United States Court of Appeals, Eleventh Circuit
296 F.3d 1203 (11th Cir. 2002)
In In re Paschen, Richard and Doreen Paschen purchased a home in Columbus, Georgia in May 1997. Facing financial difficulties two years later, they borrowed $12,377.08 from American General Finance, Inc. (AGF) using the equity in their home as collateral. By December 1999, their financial situation worsened, leading them to file for Chapter 13 bankruptcy protection. AGF filed a proof of claim for $11,392. The Debtors proposed a Chapter 13 plan to bifurcate AGF's loan into secured and unsecured claims, with the secured portion based on the home's equity and the unsecured portion subject to "cramdown." AGF opposed, arguing that the loan, secured by the Debtors' primary residence, could not be bifurcated under Chapter 13. The bankruptcy court allowed the plan, confirming the bifurcation of AGF's claim. AGF appealed to the U.S. District Court for the Middle District of Georgia, which upheld the bankruptcy court's decision, leading AGF to appeal further to the U.S. Court of Appeals for the Eleventh Circuit.
The main issue was whether 11 U.S.C. § 1322(c)(2) allowed Chapter 13 debtors to bifurcate undersecured, short-term home mortgages into secured and unsecured claims, with the unsecured claim subject to "cramdown" under 11 U.S.C. § 1325(a)(5).
The U.S. Court of Appeals for the Eleventh Circuit affirmed the lower courts' decisions, holding that 11 U.S.C. § 1322(c)(2) permitted the bifurcation and modification of undersecured, short-term home mortgages in Chapter 13 bankruptcy proceedings.
The U.S. Court of Appeals for the Eleventh Circuit reasoned that the plain language of 11 U.S.C. § 1322(c)(2) allowed for the bifurcation of claims into secured and unsecured parts, with the unsecured portion subject to cramdown, when the last payment of the mortgage was due before the final payment under the Chapter 13 plan.
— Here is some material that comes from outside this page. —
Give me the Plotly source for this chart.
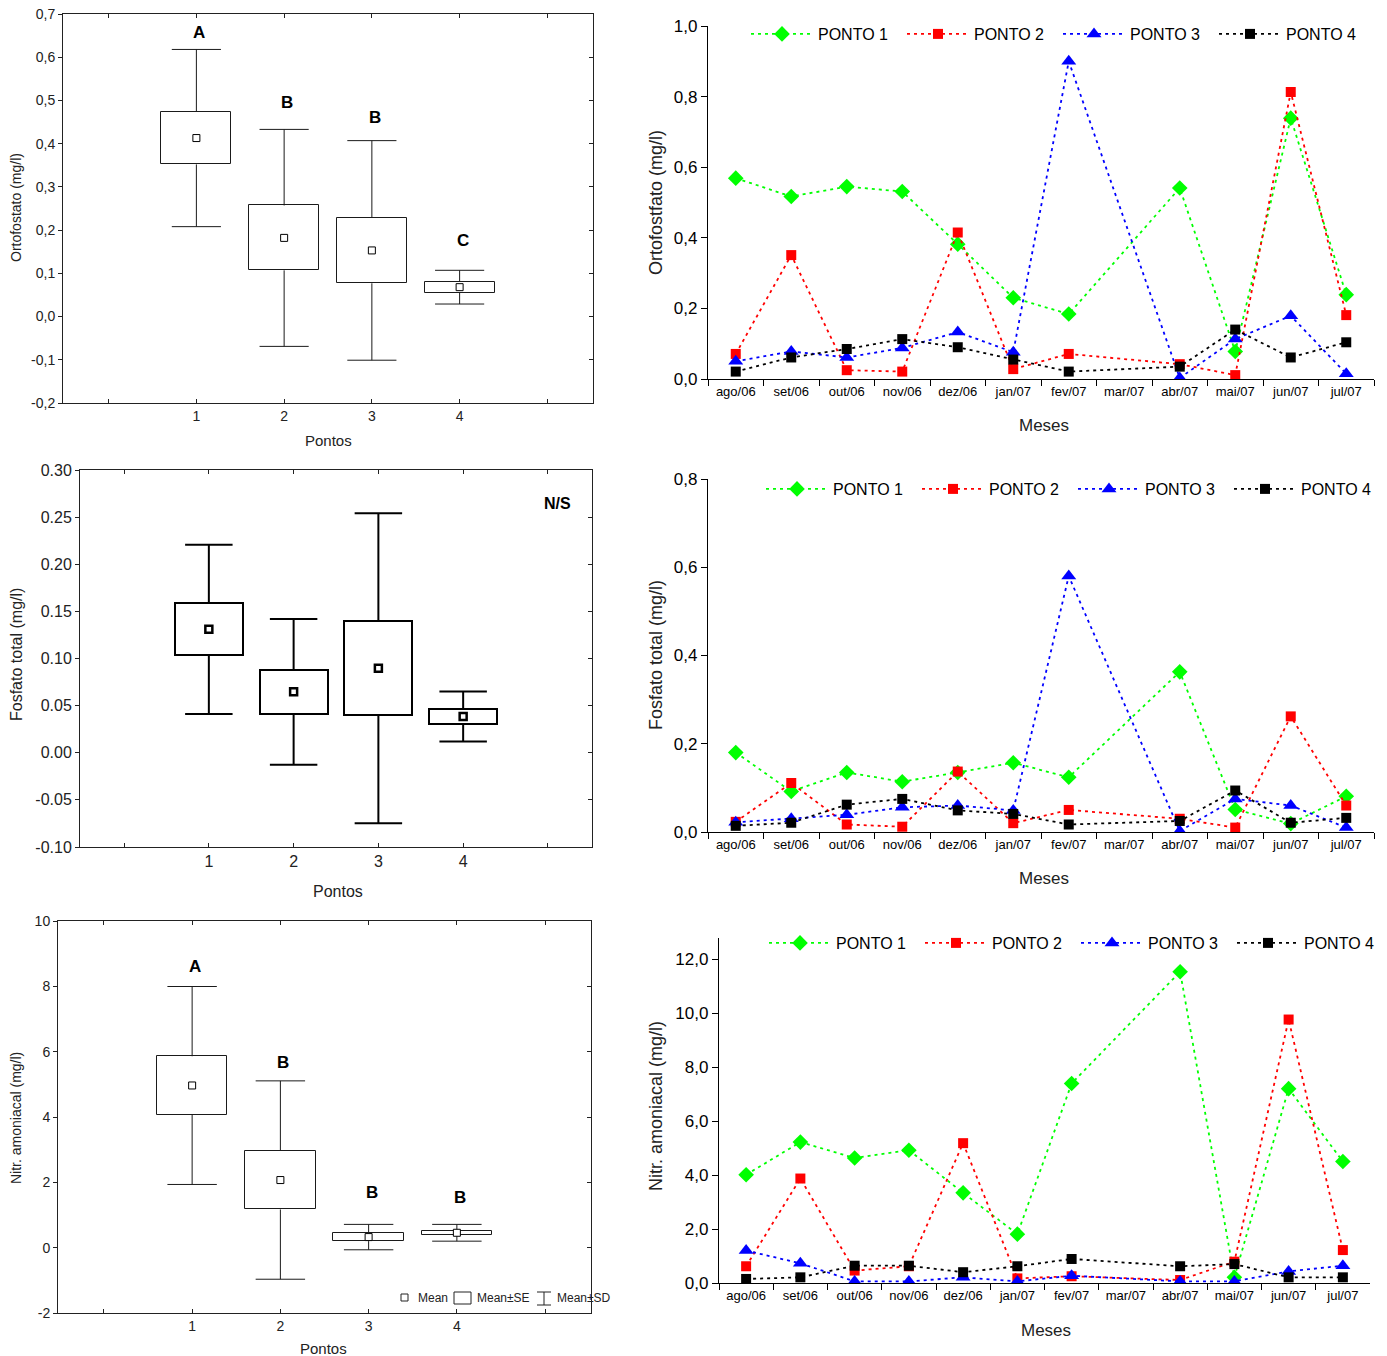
import plotly.graph_objects as go

W, H = 1387, 1356
FONT = "Liberation Sans, Arial, sans-serif"

# ---------------- data ----------------
pontos = [1, 2, 3, 4]

orto_mean = [0.413, 0.182, 0.153, 0.068]
orto_se = [0.061, 0.075, 0.076, 0.0125]
orto_sd = [0.205, 0.251, 0.254, 0.039]
orto_groups = ["A", "B", "B", "C"]

fos_mean = [0.131, 0.0647, 0.0897, 0.0385]
fos_se = [0.0275, 0.0233, 0.0497, 0.008]
fos_sd = [0.0898, 0.0773, 0.1645, 0.0266]

nit_mean = [4.965, 2.07, 0.324, 0.456]
nit_se = [0.895, 0.90, 0.124, 0.062]
nit_sd = [3.03, 3.036, 0.389, 0.257]
nit_groups = ["A", "B", "B", "B"]

meses = ["ago/06", "set/06", "out/06", "nov/06", "dez/06", "jan/07",
         "fev/07", "mar/07", "abr/07", "mai/07", "jun/07", "jul/07"]
series_names = ["PONTO 1", "PONTO 2", "PONTO 3", "PONTO 4"]

orto_p1 = [0.569, 0.517, 0.545, 0.531, 0.382, 0.230, 0.184, None, 0.541, 0.078, 0.739, 0.239]
orto_p2 = [0.071, 0.351, 0.025, 0.021, 0.415, 0.028, 0.071, None, 0.042, 0.011, 0.813, 0.181]
orto_p3 = [0.050, 0.078, 0.061, 0.088, 0.133, 0.076, 0.900, None, 0.003, 0.113, 0.179, 0.015]
orto_p4 = [0.021, 0.061, 0.085, 0.113, 0.090, 0.055, 0.021, None, 0.035, 0.140, 0.061, 0.104]

fos_p1 = [0.180, 0.092, 0.135, 0.114, 0.135, 0.157, 0.124, None, 0.363, 0.051, 0.019, 0.081]
fos_p2 = [0.023, 0.111, 0.017, 0.012, 0.137, 0.020, 0.050, None, 0.030, 0.010, 0.262, 0.060]
fos_p3 = [0.022, 0.030, 0.039, 0.056, 0.060, 0.049, 0.580, None, 0.002, 0.075, 0.060, 0.010]
fos_p4 = [0.014, 0.021, 0.062, 0.075, 0.049, 0.041, 0.017, None, 0.025, 0.094, 0.021, 0.032]

nit_p1 = [4.01, 5.22, 4.63, 4.92, 3.34, 1.81, 7.39, None, 11.53, 0.21, 7.20, 4.50]
nit_p2 = [0.62, 3.87, 0.46, 0.62, 5.18, 0.17, 0.25, None, 0.11, 0.79, 9.76, 1.22]
nit_p3 = [1.20, 0.73, 0.06, 0.06, 0.21, 0.06, 0.27, None, 0.06, 0.06, 0.43, 0.64]
nit_p4 = [0.15, 0.21, 0.64, 0.64, 0.40, 0.62, 0.89, None, 0.62, 0.70, 0.21, 0.21]

orto_yticks = [-0.2, -0.1, 0.0, 0.1, 0.2, 0.3, 0.4, 0.5, 0.6, 0.7]
orto_yticktext = ["-0,2", "-0,1", "0,0", "0,1", "0,2", "0,3", "0,4", "0,5", "0,6", "0,7"]
fos_yticks = [-0.10, -0.05, 0.0, 0.05, 0.10, 0.15, 0.20, 0.25, 0.30]
fos_yticktext = ["-0.10", "-0.05", "0.00", "0.05", "0.10", "0.15", "0.20", "0.25", "0.30"]
nit_yticks = [-2, 0, 2, 4, 6, 8, 10]
line1_yticks = [0.0, 0.2, 0.4, 0.6, 0.8, 1.0]
line1_yticktext = ["0,0", "0,2", "0,4", "0,6", "0,8", "1,0"]
line2_yticks = [0.0, 0.2, 0.4, 0.6, 0.8]
line2_yticktext = ["0,0", "0,2", "0,4", "0,6", "0,8"]
line3_yticks = [0, 2, 4, 6, 8, 10, 12]
line3_yticktext = ["0,0", "2,0", "4,0", "6,0", "8,0", "10,0", "12,0"]

# ---------------- helpers ----------------
def xdom(a, b):
    return [a / W, b / W]

def ydom(top, bottom):
    return [1 - bottom / H, 1 - top / H]

def px(x):
    return x / W

def py(y):
    return 1 - y / H

fig = go.Figure()

BOX_W = 0.8
CAP_HALF = 0.28


def add_box_panel(means, ses, sds, xa, ya, lw, mean_line, color):
    # whiskers (mean±SD) outside the SE box
    wx, wy, cx, cy = [], [], [], []
    for p, m, se, sd in zip(pontos, means, ses, sds):
        wx += [p, p, None, p, p, None]
        wy += [m + se, m + sd, None, m - se, m - sd, None]
        cx += [p - CAP_HALF, p + CAP_HALF, None, p - CAP_HALF, p + CAP_HALF, None]
        cy += [m + sd, m + sd, None, m - sd, m - sd, None]
    # mean±SE box
    fig.add_trace(go.Bar(
        x=pontos, y=[2 * s for s in ses], base=[m - s for m, s in zip(means, ses)],
        width=BOX_W, marker=dict(color="white", line=dict(color=color, width=lw)),
        xaxis=xa, yaxis=ya, showlegend=False, hoverinfo="skip"))
    fig.add_trace(go.Scatter(x=wx, y=wy, mode="lines", line=dict(color=color, width=lw),
                             xaxis=xa, yaxis=ya, showlegend=False, hoverinfo="skip"))
    fig.add_trace(go.Scatter(x=cx, y=cy, mode="lines", line=dict(color=color, width=lw),
                             xaxis=xa, yaxis=ya, showlegend=False, hoverinfo="skip"))
    fig.add_trace(go.Scatter(x=pontos, y=means, mode="markers",
                             marker=dict(symbol="square", size=7, color="white",
                                         line=dict(color="black", width=mean_line)),
                             xaxis=xa, yaxis=ya, showlegend=False))


add_box_panel(orto_mean, orto_se, orto_sd, "x", "y", 1, 1, "#1a1a1a")
add_box_panel(fos_mean, fos_se, fos_sd, "x2", "y2", 2, 2.5, "black")
add_box_panel(nit_mean, nit_se, nit_sd, "x3", "y3", 1, 1, "#1a1a1a")

# ---------------- monthly lines ----------------
styles = [
    dict(color="#00FF00", symbol="diamond", size=12),
    dict(color="#FF0000", symbol="square", size=10),
    dict(color="#0000FF", symbol="triangle-up", size=13),
    dict(color="#000000", symbol="square", size=10),
]


def add_line_panel(values, xa, ya, legend):
    for name, vals, st in zip(series_names, values, styles):
        fig.add_trace(go.Scatter(
            x=meses, y=vals, name=name, mode="lines+markers", connectgaps=True,
            line=dict(color=st["color"], width=1.8, dash="3px,4px"),
            marker=dict(symbol=st["symbol"], size=st["size"], color=st["color"]),
            xaxis=xa, yaxis=ya, legend=legend))


add_line_panel([orto_p1, orto_p2, orto_p3, orto_p4], "x4", "y4", "legend")
add_line_panel([fos_p1, fos_p2, fos_p3, fos_p4], "x5", "y5", "legend2")
add_line_panel([nit_p1, nit_p2, nit_p3, nit_p4], "x6", "y6", "legend3")

# ---------------- axes ----------------
def box_xaxis(dom, anchor, fsize):
    return dict(domain=dom, anchor=anchor, range=[-0.52, 5.52], automargin=False,
                tickvals=[0, 1, 2, 3, 4, 5], ticktext=["", "1", "2", "3", "4", ""],
                ticks="inside", ticklen=4, tickcolor="#222", mirror="ticks",
                showline=True, linecolor="#222", linewidth=1, showgrid=False,
                zeroline=False, tickangle=0,
                tickfont=dict(family=FONT, size=fsize, color="#222"))


def box_yaxis(dom, anchor, rng, tv, tt, fsize):
    return dict(domain=dom, anchor=anchor, range=rng, tickvals=tv, ticktext=tt,
                automargin=False, ticks="outside", ticklen=4, tickcolor="#222",
                mirror=True, showline=True, linecolor="#222", linewidth=1,
                showgrid=False, zeroline=False,
                tickfont=dict(family=FONT, size=fsize, color="#222"))


def box_yaxis_right(over, anchor, rng, tv):
    return dict(overlaying=over, anchor=anchor, side="right", range=rng, tickvals=tv,
                automargin=False, ticks="inside", ticklen=4, tickcolor="#222",
                showticklabels=False, showgrid=False, zeroline=False, showline=False)


def line_xaxis(dom, anchor):
    return dict(domain=dom, anchor=anchor, type="category", range=[-0.5, 11.5],
                automargin=False, tickson="boundaries", ticks="outside", ticklen=6,
                tickcolor="black", showline=True, linecolor="black", linewidth=1.3,
                showgrid=False, zeroline=False, tickangle=0,
                tickfont=dict(family=FONT, size=13, color="black"))


def line_yaxis(dom, anchor, rng, tv, tt):
    return dict(domain=dom, anchor=anchor, range=rng, tickvals=tv, ticktext=tt,
                automargin=False, ticks="outside", ticklen=6, tickcolor="black",
                showline=True, linecolor="black", linewidth=1.3, showgrid=False,
                zeroline=False, tickfont=dict(family=FONT, size=17, color="black"))


B1X, B1Y = xdom(63, 593), ydom(14, 403)
B2X, B2Y = xdom(80, 592), ydom(470, 847)
B3X, B3Y = xdom(58, 591), ydom(921, 1313)
L1X, L1Y = xdom(708, 1374), ydom(26, 379)
L2X, L2Y = xdom(708, 1374), ydom(479, 832)
L3X, L3Y = xdom(719, 1370), ydom(938, 1283)

fig.update_layout(
    xaxis=box_xaxis(B1X, "y", 14),
    yaxis=box_yaxis(B1Y, "x", [-0.2, 0.7], orto_yticks, orto_yticktext, 14),
    xaxis2=box_xaxis(B2X, "y2", 16),
    yaxis2=box_yaxis(B2Y, "x2", [-0.10, 0.30], fos_yticks, fos_yticktext, 16),
    xaxis3=box_xaxis(B3X, "y3", 14),
    yaxis3=box_yaxis(B3Y, "x3", [-2, 10], nit_yticks, [str(v) for v in nit_yticks], 14),
    yaxis7=box_yaxis_right("y", "x", [-0.2, 0.7], orto_yticks),
    yaxis8=box_yaxis_right("y2", "x2", [-0.10, 0.30], fos_yticks),
    yaxis9=box_yaxis_right("y3", "x3", [-2, 10], nit_yticks),
    xaxis4=line_xaxis(L1X, "y4"),
    yaxis4=line_yaxis(L1Y, "x4", [0, 1.0], line1_yticks, line1_yticktext),
    xaxis5=line_xaxis(L2X, "y5"),
    yaxis5=line_yaxis(L2Y, "x5", [0, 0.8], line2_yticks, line2_yticktext),
    xaxis6=line_xaxis(L3X, "y6"),
    yaxis6=line_yaxis(L3Y, "x6", [0, 12.78], line3_yticks, line3_yticktext),
)

# invisible anchors so the right-hand tick axes are drawn
for ya, xa, vals in [("y7", "x", orto_mean), ("y8", "x2", fos_mean), ("y9", "x3", nit_mean)]:
    fig.add_trace(go.Scatter(x=[pontos[0]], y=[vals[0]], mode="markers", opacity=0,
                             xaxis=xa, yaxis=ya, showlegend=False, hoverinfo="skip"))

# ---------------- legends ----------------
def legend_cfg(text_x, y):
    return dict(orientation="h", x=px(text_x - 72), y=py(y), xanchor="left",
                yanchor="middle", itemwidth=62, entrywidth=79, entrywidthmode="pixels",
                bgcolor="rgba(0,0,0,0)", borderwidth=0,
                font=dict(family=FONT, size=16, color="black"), itemclick=False)


fig.update_layout(legend=legend_cfg(818, 34), legend2=legend_cfg(833, 489),
                  legend3=legend_cfg(836, 943))

# ---------------- annotations ----------------
ann = []


def title(text, x, y, size, angle=0):
    ann.append(dict(text=text, x=px(x), y=py(y), xref="paper", yref="paper",
                    xanchor="center", yanchor="middle", showarrow=False,
                    textangle=angle, font=dict(family=FONT, size=size, color="#222")))


title("Ortofostato (mg/l)", 16, 208, 14, -90)
title("Pontos", 328, 440, 15)
title("Fosfato total (mg/l)", 16, 655, 16, -90)
title("Pontos", 338, 891, 16)
title("Nitr. amoniacal (mg/l)", 16, 1118, 14, -90)
title("Pontos", 323, 1348, 15)
title("Ortofostfato (mg/l)", 656, 203, 18, -90)
title("Meses", 1044, 425, 17)
title("Fosfato total (mg/l)", 656, 655, 18, -90)
title("Meses", 1044, 879, 17)
title("Nitr. amoniacal (mg/l)", 656, 1106, 18, -90)
title("Meses", 1046, 1330, 17)

# group letters above the SD caps
orto_letter_y = [0.658, 0.496, 0.461, 0.175]
nit_letter_y = [8.61, 5.67, 1.68, 1.54]
for p, g, yv in zip(pontos, orto_groups, orto_letter_y):
    ann.append(dict(text=f"<b>{g}</b>", x=p, y=yv, xref="x", yref="y", showarrow=False,
                    xanchor="center", yanchor="middle", xshift=3,
                    font=dict(family=FONT, size=17, color="black")))
for p, g, yv in zip(pontos, nit_groups, nit_letter_y):
    ann.append(dict(text=f"<b>{g}</b>", x=p, y=yv, xref="x3", yref="y3", showarrow=False,
                    xanchor="center", yanchor="middle", xshift=3,
                    font=dict(family=FONT, size=17, color="black")))
ann.append(dict(text="<b>N/S</b>", x=px(557), y=py(503), xref="paper", yref="paper",
                xanchor="center", yanchor="middle", showarrow=False,
                font=dict(family=FONT, size=16, color="black")))

# key for the mean / SE / SD symbols
for text, x in [("Mean", 416), ("Mean±SE", 475), ("Mean±SD", 555)]:
    ann.append(dict(text=text, x=px(x), y=py(1298), xref="paper", yref="paper",
                    xanchor="left", yanchor="middle", showarrow=False,
                    font=dict(family=FONT, size=12, color="#222")))

shapes = []
def pshape(kind, x0, y0, x1, y1, w=1):
    shapes.append(dict(type=kind, xref="paper", yref="paper", x0=px(x0), y0=py(y0),
                       x1=px(x1), y1=py(y1), line=dict(color="#222", width=w),
                       fillcolor="white" if kind == "rect" else None))

pshape("rect", 401, 1294, 408, 1301)
pshape("rect", 454, 1292, 471, 1304)
pshape("line", 544, 1292, 544, 1305)
pshape("line", 537, 1292, 551, 1292)
pshape("line", 537, 1305, 551, 1305)

fig.update_layout(
    annotations=ann, shapes=shapes,
    width=W, height=H, margin=dict(l=0, r=0, t=0, b=0, autoexpand=False),
    paper_bgcolor="white", plot_bgcolor="rgba(0,0,0,0)",
    font=dict(family=FONT, color="black"), bargap=0, showlegend=True,
)

fig.write_html("out.html")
The court noted that the phrase "[n]otwithstanding subsection (b)(2)" indicated Congress's intent to override the general prohibition in § 1322(b)(2) against modifying claims secured by a debtor's principal residence. The court referenced § 1325(a)(5) as supporting the bifurcation of claims, allowing only the secured portion to be paid to creditors. The court also addressed AGF's argument regarding ambiguity in § 1322(c)(2) and found that the statute was not ambiguous, disagreeing with the Fourth Circuit's interpretation in In re Witt. The court concluded that the legislative intent was clear, and the Debtors' interpretation of the statute was correct.